Roughly two years apart, so the King incident was still an open wound for a lot of people. And the riots were still a frequent topic of conversation, and the OJ thing just exacerbated everything.
I was only like 12 myself but it was impossible to avoid. It was all over TV, everybody's parents were hooked on the trial coverage, shows like Roseanne were making jokes about it, it was all over the magazines at the grocery store and the 7-11... even if you weren't trying to pay attention it was pretty hard to ignore. Even the kids at school all had opinions; more so the black kids than the white kids. Suddenly these 10-12 year old kids were all legal experts who would lecture you at length about how "OJ couldn't possibly be guilty" because "My Dad says all cops frame black people" and "It's all part of the White Conspiracy, they couldn't take down Michael Jackson so they're gonna try and take OJ away from us." I'm dead serious. You couldn't make this sh*t up if you tried.
Not exclusively the black kids, though, just mostly. Most of the white kids either didn't give a sh*t, or only really cared at all because their parents were always talking about it, and like most sane people they felt like he was guilty. But I remember vividly I was at recess the day the verdict came in, one of the (white) kids heard it on the radio or something and started running through the playground yelling "OJ's going home! They said 'Not Guilty'! He's free!" And then the guidance counselor (who was also the recess monitor) pulled him aside in front of everyone on the playground, looked him in the eye and very sternly said loud enough for everyone around to hear, "What the hell is wrong with you? The guy killed two people and got away with it. This isn't a joke. Nobody should be happy about this. It's not a goddamn joke. You're happy that he got away with murder? You ought'a be ashamed of yourself." That kid was the biggest loudmouth in school, and that was the first and last time I ever saw him speechless; he looked like he wanted to crawl in a hole and disappear.
That was one of the first times I remember a criminal openly playing the race card to get out of taking responsibility for something they very obviously did, but nowadays it's become standard operating procedure. In hindsight, it should have been very easy to predict. It was just that back then, people kind of assumed that OJ's money got him off the hook. "It wasn't JUST because he said the cops were racist, that wouldn't be enough to make people think he didn't kill those people."
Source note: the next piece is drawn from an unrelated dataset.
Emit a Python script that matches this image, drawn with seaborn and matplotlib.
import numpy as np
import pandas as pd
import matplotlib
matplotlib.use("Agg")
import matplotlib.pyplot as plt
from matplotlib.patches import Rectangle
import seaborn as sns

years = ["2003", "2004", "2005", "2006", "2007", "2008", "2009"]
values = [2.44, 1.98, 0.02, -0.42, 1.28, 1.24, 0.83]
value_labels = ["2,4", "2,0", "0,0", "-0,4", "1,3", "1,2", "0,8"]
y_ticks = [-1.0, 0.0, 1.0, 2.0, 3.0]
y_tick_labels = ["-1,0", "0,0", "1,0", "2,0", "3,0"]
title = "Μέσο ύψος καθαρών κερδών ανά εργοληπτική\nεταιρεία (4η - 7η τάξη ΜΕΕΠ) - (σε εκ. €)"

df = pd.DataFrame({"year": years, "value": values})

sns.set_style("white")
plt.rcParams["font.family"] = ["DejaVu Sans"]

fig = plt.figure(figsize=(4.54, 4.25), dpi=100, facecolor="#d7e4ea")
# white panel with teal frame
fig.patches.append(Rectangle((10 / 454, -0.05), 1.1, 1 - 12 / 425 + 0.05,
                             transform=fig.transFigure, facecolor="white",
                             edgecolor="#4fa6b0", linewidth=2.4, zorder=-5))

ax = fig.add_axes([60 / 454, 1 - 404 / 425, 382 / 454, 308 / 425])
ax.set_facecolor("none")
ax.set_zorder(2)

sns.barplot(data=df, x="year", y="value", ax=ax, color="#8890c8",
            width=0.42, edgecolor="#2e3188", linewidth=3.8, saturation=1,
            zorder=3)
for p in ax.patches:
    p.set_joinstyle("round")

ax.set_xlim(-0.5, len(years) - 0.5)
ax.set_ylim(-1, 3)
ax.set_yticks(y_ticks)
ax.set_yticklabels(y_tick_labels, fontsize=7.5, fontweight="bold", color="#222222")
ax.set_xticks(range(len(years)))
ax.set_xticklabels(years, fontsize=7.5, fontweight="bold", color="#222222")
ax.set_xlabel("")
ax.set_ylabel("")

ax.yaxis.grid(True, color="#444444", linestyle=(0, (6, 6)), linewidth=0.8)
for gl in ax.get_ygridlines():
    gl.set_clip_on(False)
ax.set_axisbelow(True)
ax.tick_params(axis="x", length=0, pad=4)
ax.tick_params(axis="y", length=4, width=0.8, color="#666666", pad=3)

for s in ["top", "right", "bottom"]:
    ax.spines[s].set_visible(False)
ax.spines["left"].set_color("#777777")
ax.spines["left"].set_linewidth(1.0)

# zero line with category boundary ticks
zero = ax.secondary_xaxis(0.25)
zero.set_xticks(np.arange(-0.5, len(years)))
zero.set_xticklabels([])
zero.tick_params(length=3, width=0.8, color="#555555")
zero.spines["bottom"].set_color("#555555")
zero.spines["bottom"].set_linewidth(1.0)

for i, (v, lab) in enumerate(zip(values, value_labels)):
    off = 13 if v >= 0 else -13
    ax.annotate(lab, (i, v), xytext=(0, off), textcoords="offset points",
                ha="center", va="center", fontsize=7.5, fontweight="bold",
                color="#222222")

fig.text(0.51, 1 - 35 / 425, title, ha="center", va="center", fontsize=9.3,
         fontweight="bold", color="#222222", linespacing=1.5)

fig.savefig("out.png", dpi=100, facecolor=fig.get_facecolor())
But yeah, turns out that really IS all you need to say to flip the script and get all the heat off of you. You can be a rapist, a terrorist, a pedophile or a murderer. But if you say "THAT other guy's a racist, though," all your sins are forgiven.
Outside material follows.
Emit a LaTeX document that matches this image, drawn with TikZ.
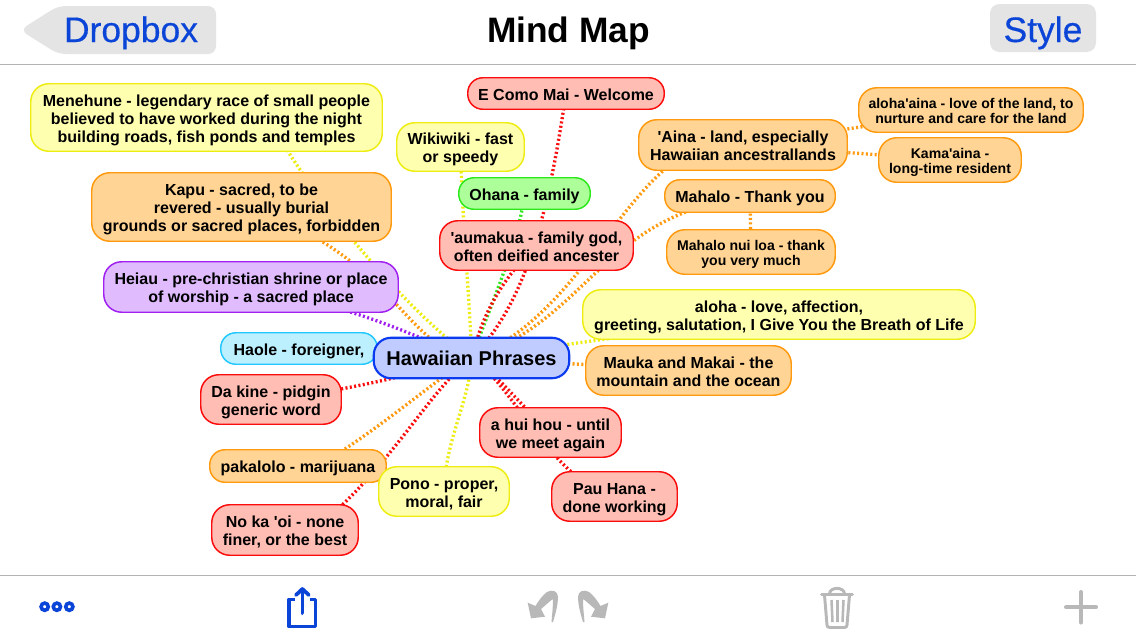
\documentclass[tikz,border=0pt]{standalone}
\usepackage{fontspec}
\setmainfont[Ligatures=TeXOff]{Liberation Sans}
\newfontfamily\barfont[Ligatures=TeXOff,FakeBold=0.4]{Liberation Sans}
\usetikzlibrary{calc}
\pgfdeclarelayer{bg}\pgfsetlayers{bg,main}
\definecolor{rs}{HTML}{FB0D0D}\definecolor{rf}{HTML}{FFBDB3}
\definecolor{os}{HTML}{FF9A0F}\definecolor{of}{HTML}{FFD494}
\definecolor{ys}{HTML}{EDED12}\definecolor{yf}{HTML}{FFFFB0}
\definecolor{gs}{HTML}{2BE81A}\definecolor{gf}{HTML}{ADFF99}
\definecolor{ps}{HTML}{A020F0}\definecolor{pf}{HTML}{E0BCFF}
\definecolor{cs}{HTML}{20C8FF}\definecolor{cf}{HTML}{BDF0FF}
\definecolor{bs}{HTML}{0B3BF0}\definecolor{bf}{HTML}{C0CCFF}
\definecolor{barblue}{HTML}{0A45D8}\definecolor{bargray}{HTML}{B8B8B8}\definecolor{btn}{HTML}{E4E4E4}\definecolor{rulegray}{HTML}{B4B4B4}
\let\mapbegin\relax\let\mapend\relax
\tikzset{x=0.75pt,y=-0.75pt,
 nudge/.code 2 args={\def\mapbegin{\rule{0pt}{0pt}\\[#1]}\def\mapend{\rule[#2]{0pt}{-#2}}},
 nonudge/.code={\let\mapbegin\relax\let\mapend\relax},
 mm/.style={draw,rounded corners=13.5pt,line width=1.1pt,inner sep=0pt,outer sep=0pt,align=center,text=black,font=\fontsize{12}{13.5}\bfseries\selectfont,nudge={-0.7pt}{-3pt}},
 smalltext/.style={font=\fontsize{10.55}{11.6}\bfseries\selectfont,nudge={-0.1pt}{-2.7pt}},
 oneline/.style={rounded corners=11.3pt,nonudge,text height=11pt,text depth=1.2pt},
 nred/.style={mm,draw=rs,fill=rf},norange/.style={mm,draw=os,fill=of},nyellow/.style={mm,draw=ys,fill=yf},
 ngreen/.style={mm,draw=gs,fill=gf},npurple/.style={mm,draw=ps,fill=pf},ncyan/.style={mm,draw=cs,fill=cf},
 nhub/.style={mm,draw=bs,fill=bf,line width=1.6pt,rounded corners=13pt,nonudge,font=\fontsize{15}{17}\bfseries\selectfont},
 link/.style={line width=2.5pt,dash pattern=on 1.5pt off 1.8pt},
 barlabel/.style={inner sep=0pt,anchor=base,text=barblue,font=\fontsize{26.6}{28}\barfont},
 titlelabel/.style={inner sep=0pt,anchor=base,text=black,font=\fontsize{26.5}{28}\bfseries\selectfont},
 grayicon/.style={draw=bargray,line width=2.2pt,line cap=round,line join=round},
 blueicon/.style={draw=barblue,line width=2.8pt,line cap=round,line join=round},
}
\newcommand{\mapbox}[7]{\node[#1,minimum width={(#5-#3-1.5)*0.75pt},minimum height={(#6-#4-1.5)*0.75pt}] (#2) at ({(#3+#5)/2},{(#4+#6)/2}) {\mapbegin #7\mapend};}
\begin{document}
\begin{tikzpicture}
\useasboundingbox (0,0) rectangle (1136,640);
\begin{pgfonlayer}{bg}\fill[white] (0,0) rectangle (1136,640);\end{pgfonlayer}
% top bar
\fill[btn,rounded corners=6pt] (216,6) -- (216,54) -- (58,54) -- (20,30) -- (58,6) -- cycle;
\fill[btn,rounded corners=7pt] (990,4) rectangle (1096,52);
\node[barlabel] (dropbox) at (131,42) {Dropbox};
\node[barlabel] (style) at (1043,42) {Style};
\node[titlelabel] (title) at (568.5,42) {Mind Map};
\draw[rulegray,line width=0.75pt] (0,64.7) -- (1136,64.7);
\draw[rulegray,line width=0.75pt] (0,575) -- (1136,575);
% nodes
\mapbox{nred,oneline}{ecomo}{467}{77}{665}{110}{E Como Mai - Welcome}
\mapbox{nyellow}{mene}{30}{83}{383}{152}{Menehune - legendary race of small people\\believed to have worked during the night\\building roads, fish ponds and temples}
\mapbox{nyellow}{wiki}{396}{122}{525}{172}{Wikiwiki - fast\\or speedy}
\mapbox{ngreen,oneline}{ohana}{458}{177}{591}{210}{Ohana - family}
\mapbox{nred}{aumakua}{439}{220}{634}{271}{'aumakua - family god,\\often deified ancester}
\mapbox{norange}{kapu}{91}{172}{392}{242}{Kapu - sacred, to be\\revered - usually burial\\grounds or sacred places, forbidden}
\mapbox{npurple}{heiau}{103}{261}{399}{313}{Heiau - pre-christian shrine or place\\of worship - a sacred place}
\mapbox{ncyan,oneline}{haole}{220}{332}{378}{365}{Haole - foreigner,}
\mapbox{nhub}{hub}{373}{337}{570}{379}{Hawaiian Phrases}
\mapbox{nred}{dakine}{200}{374}{342}{425}{Da kine - pidgin\\generic word}
\mapbox{norange,oneline}{pakalolo}{209}{449}{387}{483}{pakalolo - marijuana}
\mapbox{nred}{noka}{211}{504}{359}{556}{No ka 'oi - none\\finer, or the best}
\mapbox{nyellow}{pono}{378}{466}{510}{517}{Pono - proper,\\moral, fair}
\mapbox{nred}{ahui}{479}{407}{622}{458}{a hui hou - until\\we meet again}
\mapbox{nred}{pau}{551}{471}{678}{522}{Pau Hana -\\done working}
\mapbox{norange}{mauka}{585}{345}{792}{396}{Mauka and Makai - the\\mountain and the ocean}
\mapbox{nyellow}{aloha}{582}{289}{976}{340}{aloha - love, affection,\\greeting, salutation, I Give You the Breath of Life}
\mapbox{norange}{aina}{638}{119}{848}{171}{'Aina - land, especially\\Hawaiian ancestrallands}
\mapbox{norange,smalltext}{alohaaina}{858}{87}{1084}{133}{aloha'aina - love of the land, to\\nurture and care for the land}
\mapbox{norange,smalltext}{kama}{878}{137}{1022}{183}{Kama'aina -\\long-time resident}
\mapbox{norange,oneline}{mahalo}{664}{179}{836}{213}{Mahalo - Thank you}
\mapbox{norange,smalltext}{nui}{666}{229}{836}{275}{Mahalo nui loa - thank\\you very much}
% connectors
\begin{pgfonlayer}{bg}
\draw[link,os] (hub.center) .. controls (405,350) and (392,250) .. (kapu.center);
\draw[link,ys] (hub.center) .. controls (420,320) and (340,235) .. ($(mene.south)+(75,-10)$);
\draw[link,ps] (hub.center) .. controls (415,338) and (375,312) .. (heiau.center);
\draw[link,cs] (hub.center) -- (haole.center);
\draw[link,rs] (hub.center) .. controls (410,375) and (340,392) .. (dakine.center);
\draw[link,os] (hub.center) .. controls (445,372) and (385,425) .. ($(pakalolo.north)+(30,10)$);
\draw[link,rs] (hub.center) .. controls (430,390) and (395,460) .. ($(noka.north)+(40,16)$);
\draw[link,ys] (hub.center) .. controls (470,400) and (445,440) .. (pono.center);
\draw[link,rs] (hub.center) .. controls (488,364) and (520,405) .. (ahui.center);
\draw[link,rs] (hub.center) .. controls (512,382) and (550,480) .. (pau.center);
\draw[link,os] (hub.center) -- (mauka.center);
\draw[link,ys] (hub.center) -- (aloha.center);
\draw[link,ys] (hub.center) .. controls (470,300) and (462,220) .. (wiki.center);
\draw[link,gs] (hub.center) .. controls (485,320) and (520,240) .. (ohana.center);
\draw[link,rs] (hub.center) .. controls (480,325) and (495,285) .. (aumakua.center);
\draw[link,rs] (hub.center) .. controls (530,300) and (550,200) .. (ecomo.center);
\draw[link,os] (hub.center) .. controls (596,312) and (639,121) .. (aina.center);
\draw[link,os] (hub.center) .. controls (590,320) and (600,215) .. (mahalo.center);
\draw[link,os] (aina.center) -- (alohaaina.center);
\draw[link,os] (aina.center) -- (kama.center);
\draw[link,os] (mahalo.center) -- (nui.center);
\end{pgfonlayer}
% bottom bar icons
\foreach \cx in {44.7,56.9,69.3} \draw[barblue,line width=2.7pt] (\cx,606.7) circle[radius=3.6];
\draw[blueicon,line cap=butt] (295,599.4) -- (289,599.4) -- (289,626.6) -- (315.6,626.6) -- (315.6,599.4) -- (309.5,599.4);
\draw[blueicon] (302.4,613) -- (302.4,589);
\draw[blueicon] (296,595) -- (302.4,589) -- (308.8,595);
\foreach \mir in {1,-1}{
\begin{scope}[shift={(568,0)},xscale=\mir,shift={(-568,0)}]
\fill[bargray] (527.7,602.7) -- (531,618.3) -- (545,616.7) -- (541,609) .. controls (547,604) and (551,600) .. (553,599) .. controls (553,608) and (552,615) .. (551.5,622) -- (553,622) .. controls (556,612) and (558,604) .. (558,597) .. controls (558,591) and (552,589) .. (547,592) .. controls (543,595) and (539,600) .. (535.5,606) -- cycle;
\end{scope}}
\draw[grayicon] (821.5,594.5) -- (852.5,594.5);
\draw[grayicon] (829.5,594) .. controls (829.5,586.5) and (844.5,586.5) .. (844.5,594);
\draw[grayicon] (824.5,595) -- (827,625) .. controls (827.2,627) and (828,627.5) .. (830,627.5) -- (844,627.5) .. controls (846,627.5) and (846.8,627) .. (847,625) -- (849.5,595);
\draw[grayicon,line width=1.9pt,line cap=butt] (831.5,600) -- (832.5,622) (837.5,600) -- (837.5,622) (843.5,600) -- (842.5,622);
\draw[grayicon,line width=3pt,line cap=round] (1066,607.3) -- (1096,607.3) (1081,592) -- (1081,622.5);
\end{tikzpicture}
\end{document}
You can even jam a loaded gun into a pregnant woman's stomach and threaten to pull the trigger during a drug-fueled home invasion, and people will spin a "Cops Are Racist" narrative and build statues in your honor if you die under regrettable circumstances. Just ask ol' Floyd. I bet the woman he tried to shoot (and her kid, however old they are now) don't think he's a martyr or a hero or a "pillar of his community"; but oddly enough, nobody ever asked them what THEY think. Shocking.